I’ll put up some pictures of the living room and the bathroom soon too; the living room’s conversion is complete, barring only some cable management behind the TV that — wait for it — I’ve been putting off, and, well, the bathroom is exciting. But for now I’m going to cross “blog post” off of my to-do list and move on to something else. I gotta make it through five days this week and then I get a three-day weekend for MLK Day; I should be able to manage that, I think.

In which The Great Rearranging may be upon us

It is not outside the realm of possibility that I have too many books. I know, it’s unlikely, and I’m not 100% sure that “too many books” is actually a thing, but it’s possible. What is definitely true is that I don’t have enough room to arrange the books that I have properly.

I am currently faced with a week off from work, and because I am an American I am viewing this less as an opportunity to relax and more as an opportunity to “get things done,” because the possibility of going a week without working or “accomplishing things” is just beyond my ability to comprehend.

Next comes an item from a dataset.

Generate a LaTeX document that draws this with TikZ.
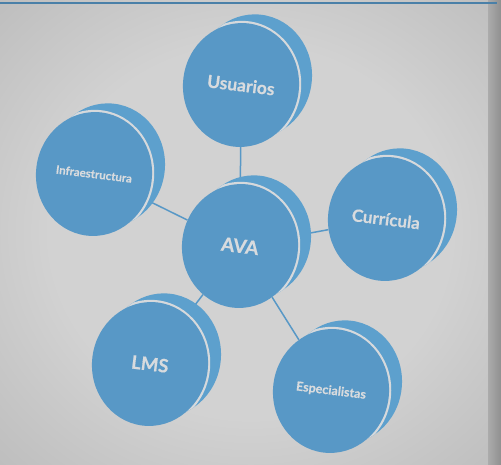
\documentclass[tikz,border=0pt]{standalone}
\usepackage{fontspec}
\setmainfont{Lato}[FakeBold=0.4]
\usetikzlibrary{shapes.geometric,backgrounds}
\definecolor{disk}{HTML}{5898C6}
\definecolor{diskback}{HTML}{5DA0CD}
\definecolor{gapc}{HTML}{D6D9DC}
\definecolor{txt}{HTML}{D8DBDE}
\definecolor{bgin}{HTML}{D2D2D2}
\definecolor{bgout}{HTML}{ABABAB}
\definecolor{bgdark}{HTML}{909090}
\definecolor{topline}{HTML}{4A80A8}
\pgfdeclareradialshading{vign}{\pgfpoint{0bp}{0bp}}{color(0bp)=(bgin); color(20bp)=(bgin); color(50bp)=(bgout)}
\newcommand\backdisk[1]{%
  \begin{scope}[rotate around={-6:(#1.center)}]
    \fill[diskback] ([shift={(12,-10)}]#1.center) ellipse [x radius=58pt, y radius=62pt];
    \begin{scope}
      \clip ([shift={(12,-10)}]#1.center) ellipse [x radius=58pt, y radius=62pt];
      \fill[gapc] (#1.center) ellipse [x radius=60.2pt, y radius=64.2pt];
    \end{scope}
  \end{scope}}
\begin{document}
\begin{tikzpicture}[x=1pt,y=-1pt,
  disk/.style={ellipse, fill=disk, minimum width=116pt, minimum height=124pt,
    inner sep=0pt, text=txt, rotate=-7},
  link/.style={draw=disk, line width=1.5pt}]
\useasboundingbox (0,0) rectangle (501,464);
\node[disk, font=\fontsize{19}{19}\selectfont\bfseries] (ava) at (240,246) {AVA};
\node[disk, font=\fontsize{17.5}{17.5}\selectfont\bfseries] (usu) at (241,85) {Usuarios};
\node[disk, font=\fontsize{11.5}{11.5}\selectfont\bfseries] (inf) at (94,174) {Infraestructura};
\node[disk, font=\fontsize{17}{17}\selectfont\bfseries] (cur) at (386,219) {Currícula};
\node[disk, font=\fontsize{18.5}{18.5}\selectfont\bfseries] (lms) at (150,364) {LMS};
\node[disk, font=\fontsize{12.5}{12.5}\selectfont\bfseries] (esp) at (331,391) {Especialistas};
\begin{pgfonlayer}{background}
  \shade[shading=vign] (0,0) rectangle (501,464);
  \shade[left color=bgout, right color=bgdark] (488,0) rectangle (501,464);
  \draw[topline, line width=2pt] (0,2.5) -- (497,2.5);
  \draw[link] (ava) -- (usu);
  \draw[link] (ava) -- (inf);
  \draw[link] (ava) -- (cur);
  \draw[link] (ava) -- (lms);
  \draw[link] (ava) -- (esp);
  \backdisk{ava}
  \backdisk{usu}
  \backdisk{inf}
  \backdisk{cur}
  \backdisk{lms}
  \backdisk{esp}
\end{pgfonlayer}
\end{tikzpicture}
\end{document}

And I find myself casting an eye upon these bookshelves, and their current state of overpopulation, and thinking about opportunities to give myself a job that I can complete half of and then ignore for a year.

If you look at the top shelf of the middle bookshelf there (the top shelf, not the books stacked on top of the bookshelf) you will get an idea of what I’m thinking, because I rearranged that one as a test. I’m wondering what I can do if I shift to mostly vertical stacking on the bookshelves, especially the books that are currently perched on top of the shelves themselves. In theory, so long as the shelves themselves hold up, I can stack those clear to the ceiling– and if I use only completed series for them, which I’m also thinking about, I can put things up there that aren’t going to be rearranged all that much.

Understand that that is only the top half of less than half of just the bookshelves that are against that one wall alone, if you want to understand the magnitude of this job I’m contemplating.

I dunno. If I think about it long enough, I can switch over to stressing about how I had a whole week to get it done and didn’t do it. That won’t be especially mentally healthy, but it would certainly be less work.